In breve, dopo la catastrofe militare degli eserciti invasori, si ritrovò un unico Stato, quello israeliano, impegnato a difendere quanto già conseguito sul campo di battaglia e a ottenere l'intero controllo del territorio palestinese tramite il proprio esercito. L'azione combinata della propaganda araba, basata sullo slogan tornerete nelle terre liberate, della guerra in sé e della pressione psicologica, e in alcuni casi di veri e propri massacri come quello di Deir Yassin, di frange politiche israeliane, misero in fuga buona parte della popolazione araba e la estromisero definitivamente dalle proprie terre, costringendola di fatto a rifugiarsi in campi profughi malamente attrezzati nei paesi arabi limitrofi, che da allora si sono sempre disinteressati della normalizzazione della vita dei palestinesi lì rifugiati, il più delle volte in grado di sopravvivere solo grazie alle razioni alimentari elargite dall'Organizzazione delle Nazioni Unite per i Rifugiati, Unrrwa.
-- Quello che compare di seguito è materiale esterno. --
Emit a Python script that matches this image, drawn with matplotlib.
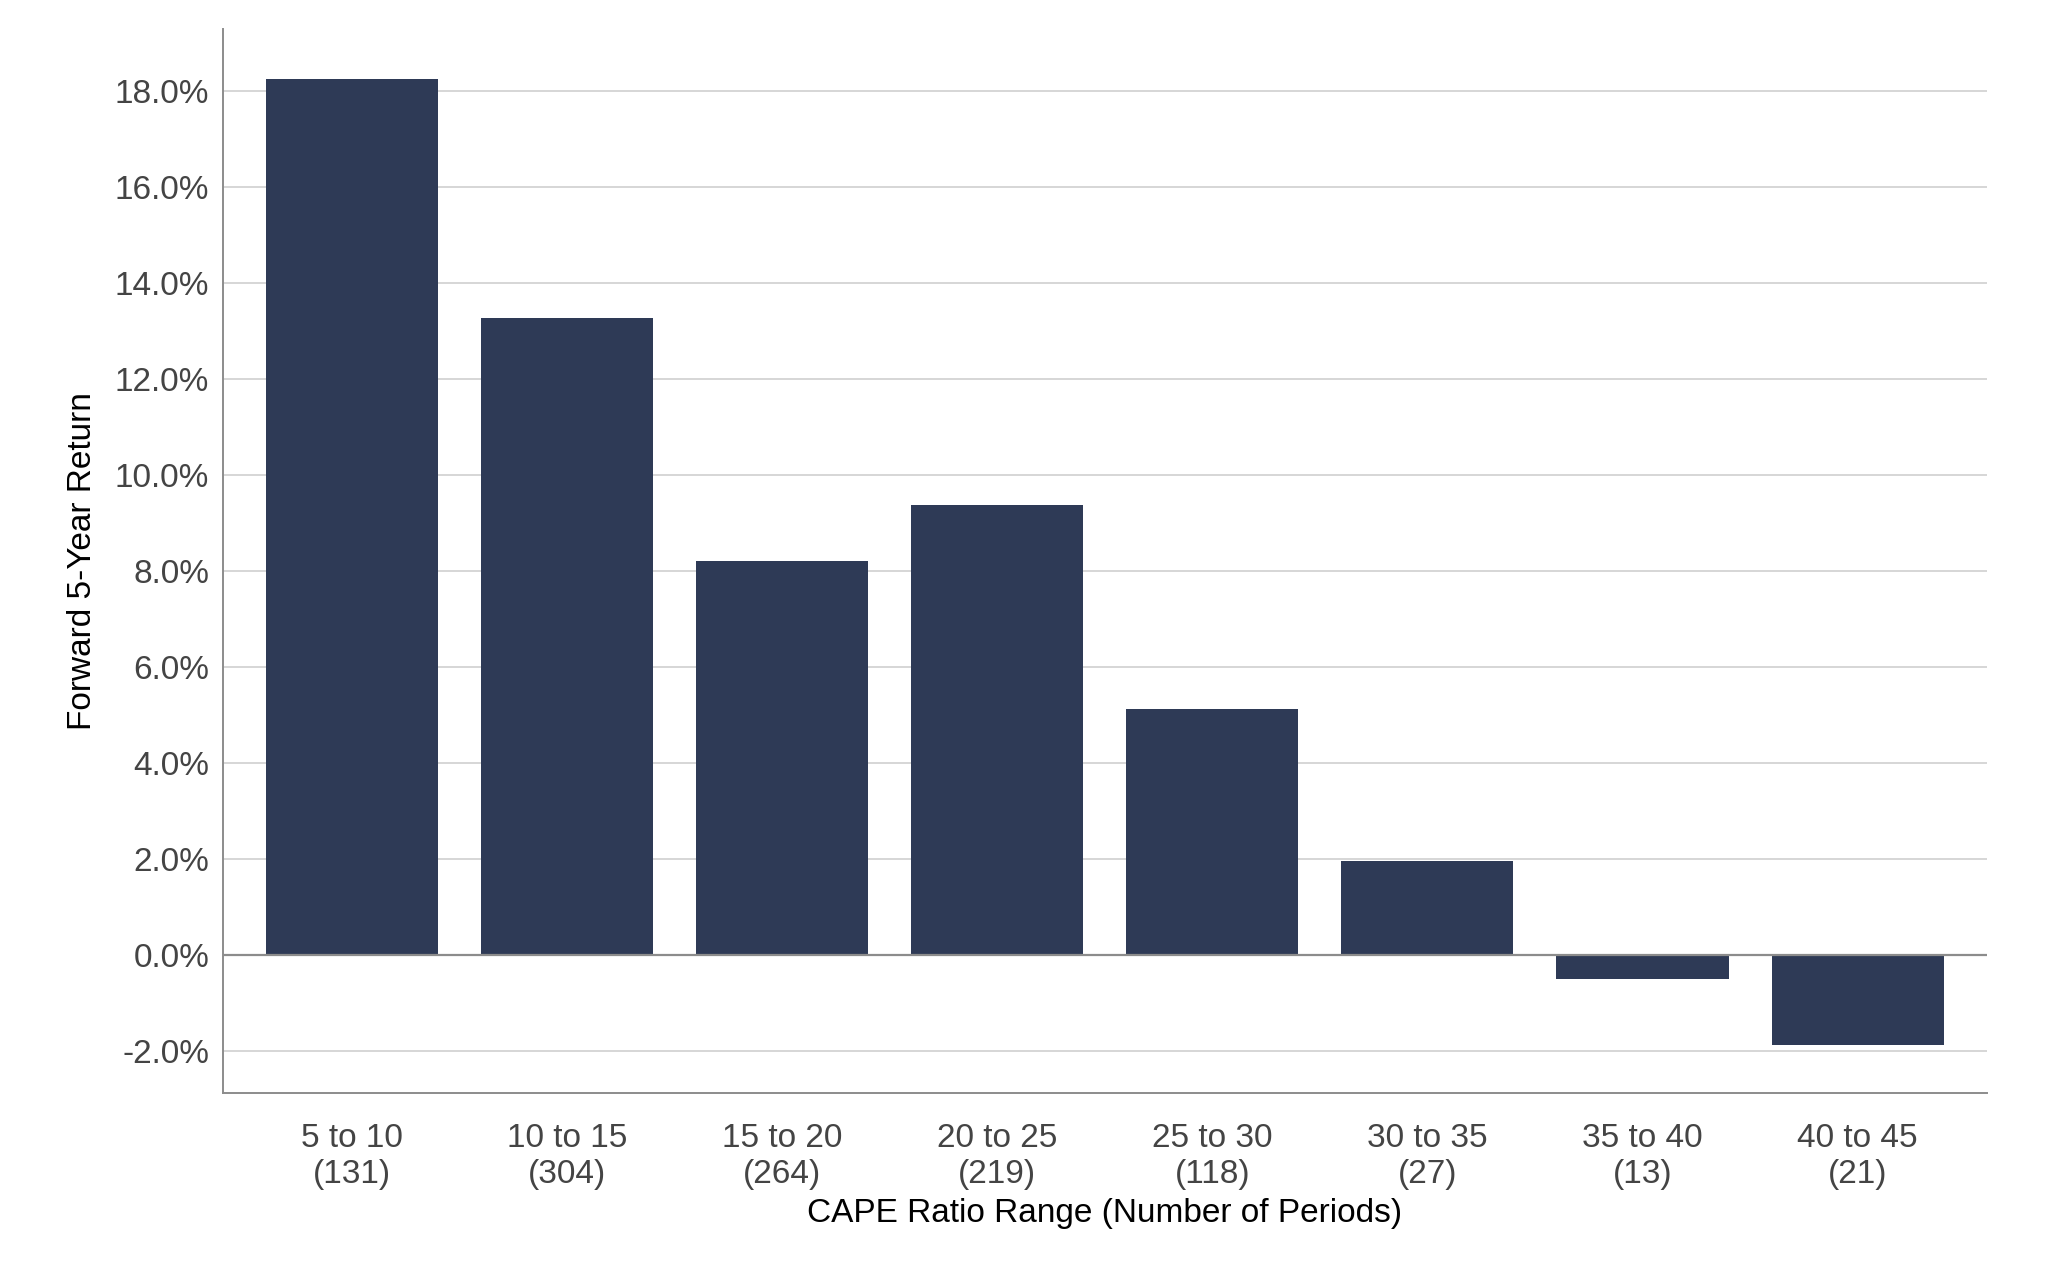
import numpy as np
import matplotlib.pyplot as plt
from matplotlib.ticker import FuncFormatter

plt.rcParams['font.family'] = ['Liberation Sans', 'DejaVu Sans']

ranges = ["5 to 10", "10 to 15", "15 to 20", "20 to 25", "25 to 30", "30 to 35", "35 to 40", "40 to 45"]
periods = [131, 304, 264, 219, 118, 27, 13, 21]
returns = [18.27, 13.28, 8.21, 9.37, 5.12, 1.96, -0.50, -1.87]

labels = [f"{r}\n({n})" for r, n in zip(ranges, periods)]

fig = plt.figure(figsize=(20.48, 12.66), dpi=100)
ax = fig.add_axes([0.109, 0.137, 0.861, 0.840])

x = np.arange(len(ranges))
ax.bar(x, returns, width=0.8, color='#2e3a56', zorder=3)
ax.axhline(0, color='#8c8c8c', lw=1.6, zorder=4)

ax.set_yticks(np.arange(-2, 19, 2))
ax.yaxis.set_major_formatter(FuncFormatter(lambda v, p: f"{v:.1f}%"))
ax.set_ylim(-2.87, 19.3)
ax.set_xlim(-0.6, 7.6)
ax.set_xticks(x)
ax.set_xticklabels(labels)
ax.grid(axis='y', color='#d0d0d0', lw=1.2, zorder=0)

for s in ['top', 'right']:
    ax.spines[s].set_visible(False)
for s in ['left', 'bottom']:
    ax.spines[s].set_color('#8c8c8c')
    ax.spines[s].set_linewidth(1.4)
ax.tick_params(length=0, labelsize=24, colors='#444444', pad=10)
ax.tick_params(axis='x', pad=22)

ax.set_ylabel("Forward 5-Year Return", fontsize=24, color='black', labelpad=12)
ax.set_xlabel("CAPE Ratio Range (Number of Periods)", fontsize=24, color='black', labelpad=6)

plt.savefig("out.png", dpi=100)
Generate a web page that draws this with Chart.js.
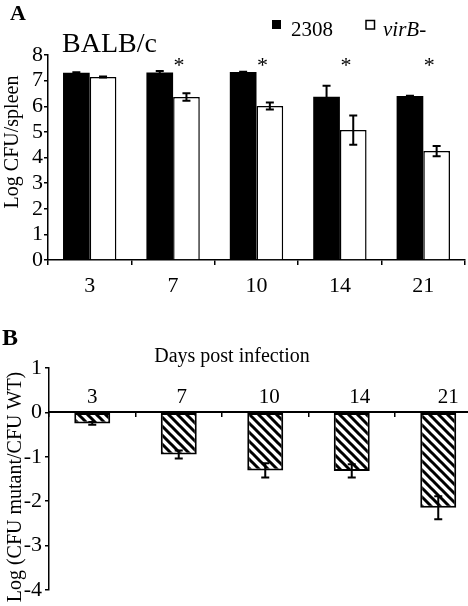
<!DOCTYPE html>
<html>
<head>
<meta charset="utf-8">
<script src="https://cdn.jsdelivr.net/npm/chart.js@4"></script>
<style>
  html, body { margin: 0; padding: 0; background: #fff; width: 468px; height: 606px; overflow: hidden; }
  #wrapA { position: absolute; left: 0; top: 0; width: 468px; height: 300px; }
  #wrapB { position: absolute; left: 0; top: 300px; width: 490px; height: 306px; }
</style>
</head>
<body>
<div id="wrapA"><canvas id="chartA" width="468" height="300"></canvas></div>
<div id="wrapB"><canvas id="chartB" width="490" height="306"></canvas></div>
<script>
// ---------- data ----------
const days = ['3', '7', '10', '14', '21'];
const wtValues = [7.31, 7.32, 7.34, 6.37, 6.40];      // 2308
const wtErrors = [0.02, 0.06, 0.01, 0.43, 0.01];
const mutValues = [7.14, 6.36, 6.01, 5.07, 4.25];     // virB-
const mutErrors = [0.02, 0.15, 0.14, 0.57, 0.20];
const significant = [false, true, true, true, true];
const ratioValues = [-0.25, -0.95, -1.31, -1.32, -2.15];
const ratioErrors = [0.03, 0.09, 0.16, 0.15, 0.26];
const yTicksA = [0, 1, 2, 3, 4, 5, 6, 7, 8];
const yTicksB = [1, 0, -1, -2, -3, -4];

const SERIF = '"Liberation Serif", "Times New Roman", serif';
Chart.defaults.font.family = SERIF;
Chart.defaults.color = '#000';
Chart.defaults.animation = false;

function errorBarPlugin(errArrays) {
  return {
    id: 'errbars',
    afterDatasetsDraw(chart) {
      const ctx = chart.ctx;
      const y = chart.scales.y;
      ctx.save();
      ctx.strokeStyle = '#000';
      ctx.lineWidth = 2;
      chart.data.datasets.forEach((ds, di) => {
        const meta = chart.getDatasetMeta(di);
        const errs = errArrays[di];
        meta.data.forEach((bar, i) => {
          const v = ds.data[i];
          const e = errs[i];
          const x = bar.x;
          const y1 = y.getPixelForValue(v - e);
          const y2 = y.getPixelForValue(v + e);
          ctx.beginPath();
          ctx.moveTo(x, y1); ctx.lineTo(x, y2);
          ctx.moveTo(x - 4, y1); ctx.lineTo(x + 4, y1);
          ctx.moveTo(x - 4, y2); ctx.lineTo(x + 4, y2);
          ctx.stroke();
        });
      });
      ctx.restore();
    }
  };
}

// ---------- Chart A ----------
const annotA = {
  id: 'annotA',
  afterDraw(chart) {
    const ctx = chart.ctx;
    const xs = chart.scales.x;
    ctx.save();
    ctx.fillStyle = '#000';
    ctx.textAlign = 'left';
    ctx.textBaseline = 'alphabetic';
    ctx.font = 'bold 22px ' + SERIF;
    ctx.fillText('A', 10, 20);
    ctx.font = '28px ' + SERIF;
    ctx.fillText('BALB/c', 62, 52);
    // legend
    ctx.fillRect(272, 20, 9, 9);
    ctx.font = '21px ' + SERIF;
    ctx.fillText(chart.data.datasets[0].label, 291, 36);
    ctx.lineWidth = 1.5;
    ctx.strokeStyle = '#000';
    ctx.strokeRect(366, 20.5, 8.5, 8.5);
    ctx.font = 'italic 21px ' + SERIF;
    ctx.fillText(chart.data.datasets[1].label, 383, 36);
    // asterisks
    ctx.font = '22px ' + SERIF;
    ctx.textAlign = 'center';
    significant.forEach((s, i) => {
      if (s) ctx.fillText('*', xs.getPixelForValue(i) + 6, 72);
    });
    // y title
    ctx.save();
    ctx.translate(18, 142);
    ctx.rotate(-Math.PI / 2);
    ctx.font = '20px ' + SERIF;
    ctx.textAlign = 'center';
    ctx.fillText('Log CFU/spleen', 0, 0);
    ctx.restore();
    ctx.restore();
  }
};

new Chart(document.getElementById('chartA'), {
  type: 'bar',
  data: {
    labels: days,
    datasets: [
      { label: '2308', data: wtValues, backgroundColor: '#000', borderColor: '#000', borderWidth: 0 },
      { label: 'virB-', data: mutValues, backgroundColor: '#fff', borderColor: '#000', borderWidth: 1.5 }
    ]
  },
  options: {
    responsive: false,
    layout: { padding: { top: 55, right: 3, bottom: 0, left: 0 } },
    plugins: { legend: { display: false }, tooltip: { enabled: false } },
    datasets: { bar: { categoryPercentage: 0.64, barPercentage: 1.0 } },
    scales: {
      x: {
        grid: { display: true, drawOnChartArea: false, tickLength: 5, color: '#000', lineWidth: 1.5, offset: true },
        border: { color: '#000', width: 1.5 },
        ticks: { font: { size: 22 }, padding: 8, color: '#000', autoSkip: false, maxRotation: 0 },
        afterFit(s) { s.height = 40; }
      },
      y: {
        min: 0, max: 8,
        afterBuildTicks(s) { s.ticks = yTicksA.map(v => ({ value: v })); },
        grid: { display: true, drawOnChartArea: false, tickLength: 4, color: '#000', lineWidth: 1.5 },
        border: { color: '#000', width: 1.5 },
        ticks: { font: { size: 22 }, padding: 1, color: '#000', autoSkip: false },
        afterFit(s) { s.width = 48; }
      }
    }
  },
  plugins: [errorBarPlugin([wtErrors, mutErrors]), annotA]
});

// ---------- Chart B ----------
function hatchPattern() {
  const c = document.createElement('canvas');
  const s = 9;
  c.width = s; c.height = s;
  const g = c.getContext('2d');
  g.fillStyle = '#fff';
  g.fillRect(0, 0, s, s);
  g.strokeStyle = '#000';
  g.lineWidth = 3;
  g.beginPath();
  g.moveTo(-s, 0); g.lineTo(s * 2, s * 3);
  g.moveTo(-s, -s); g.lineTo(s * 2, s * 2);
  g.moveTo(-s * 2, -s); g.lineTo(s, s * 2);
  g.moveTo(0, -s); g.lineTo(s * 3, s * 2);
  g.stroke();
  return g.createPattern(c, 'repeat');
}

const annotB = {
  id: 'annotB',
  afterDraw(chart) {
    const ctx = chart.ctx;
    const xs = chart.scales.x;
    const ys = chart.scales.y;
    ctx.save();
    ctx.fillStyle = '#000';
    ctx.textBaseline = 'alphabetic';
    ctx.textAlign = 'left';
    ctx.font = 'bold 24px ' + SERIF;
    ctx.fillText('B', 2, 45);
    ctx.font = '20px ' + SERIF;
    ctx.textAlign = 'center';
    ctx.fillText('Days post infection', 232, 62);
    const offs = [0, 3, 4, 8, 10];
    const y0 = ys.getPixelForValue(0);
    ctx.font = '21px ' + SERIF;
    chart.data.labels.forEach((lab, i) => {
      ctx.fillText(lab, xs.getPixelForValue(i) + offs[i], y0 - 9);
    });
    ctx.font = '20px ' + SERIF;
    ctx.save();
    ctx.translate(21, 187);
    ctx.rotate(-Math.PI / 2);
    ctx.textAlign = 'center';
    ctx.fillText('Log (CFU mutant/CFU WT)', 0, 0);
    ctx.restore();
    ctx.restore();
  }
};

new Chart(document.getElementById('chartB'), {
  type: 'bar',
  data: {
    labels: days,
    datasets: [
      { label: 'ratio', data: ratioValues, backgroundColor: hatchPattern(), borderColor: '#000', borderWidth: 2, borderSkipped: false }
    ]
  },
  options: {
    responsive: false,
    layout: { padding: { top: 68, right: 8.5, bottom: 13, left: 0 } },
    plugins: { legend: { display: false }, tooltip: { enabled: false } },
    datasets: { bar: { categoryPercentage: 0.416, barPercentage: 1.0 } },
    scales: {
      x: {
        position: { y: 0 },
        grid: { display: true, drawOnChartArea: false, tickLength: 4, color: '#000', lineWidth: 1.5, offset: true },
        border: { color: '#000', width: 2 },
        ticks: { display: false },
        afterFit(s) { s.height = 0; }
      },
      y: {
        min: -4, max: 1,
        afterBuildTicks(s) { s.ticks = yTicksB.map(v => ({ value: v })); },
        grid: { display: true, drawOnChartArea: false, tickLength: 4, color: '#000', lineWidth: 1.5 },
        border: { color: '#000', width: 1.5 },
        ticks: { font: { size: 22 }, padding: 3, color: '#000', autoSkip: false },
        afterFit(s) { s.width = 49; }
      }
    }
  },
  plugins: [errorBarPlugin([ratioErrors]), annotB]
});
</script>
</body>
</html>
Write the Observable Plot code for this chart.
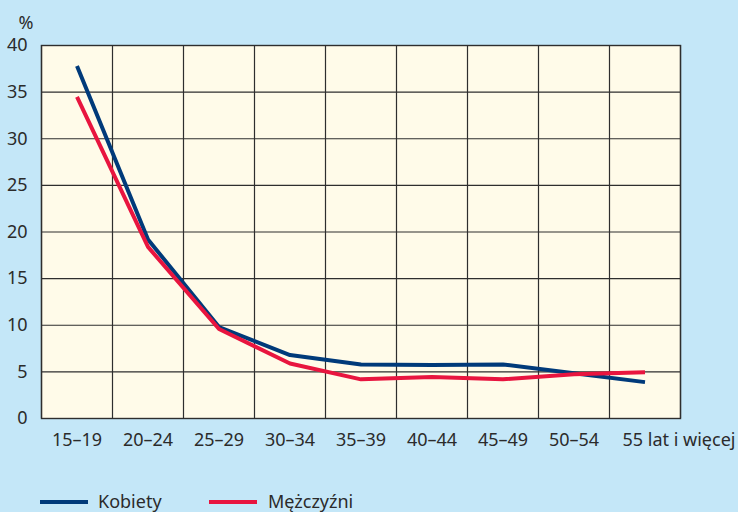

La popolazione palestinese cominciò a subire un'occupazione che spinse molte famiglie a emigrare nei paesi vicini e meno vicini, essenzialmente nell'area del Golfo Persico, in quei campi profughi che accolsero in quel periodo oltre la metà della popolazione palestinese.
Circa 800.000 ebrei, residenti da generazioni in nazioni arabe, furono costretti a emigrare a causa del clima di tensione che si era venuto a creare dopo questa guerra; di questi, circa 600.000 emigrarono nel neonato stato di Israele.
L'11 dicembre 1948 l'Onu emise la risoluzione 194, che rimase per larga parte non attuata e che tra le altre cose prevedeva la demilitarizzazione di Gerusalemme, il cui controllo doveva passare all'Onu, e la restituzione, o il rimborso, dei beni e delle proprietà dei rifugiati, arabi in territorio israeliano e i pochi ebrei in territorio arabo, che volessero tornare a casa dopo la guerra, la risoluzione si apriva citando l'omicidio di Folke Bernadotte.
A partire dalla seconda metà degli anni cinquanta si aprì una nuova fase del conflitto, che vide nel presidente egiziano Gamāl ʿAbd al-Nāṣer il leader carismatico di ciò che fu chiamato "Panarabismo".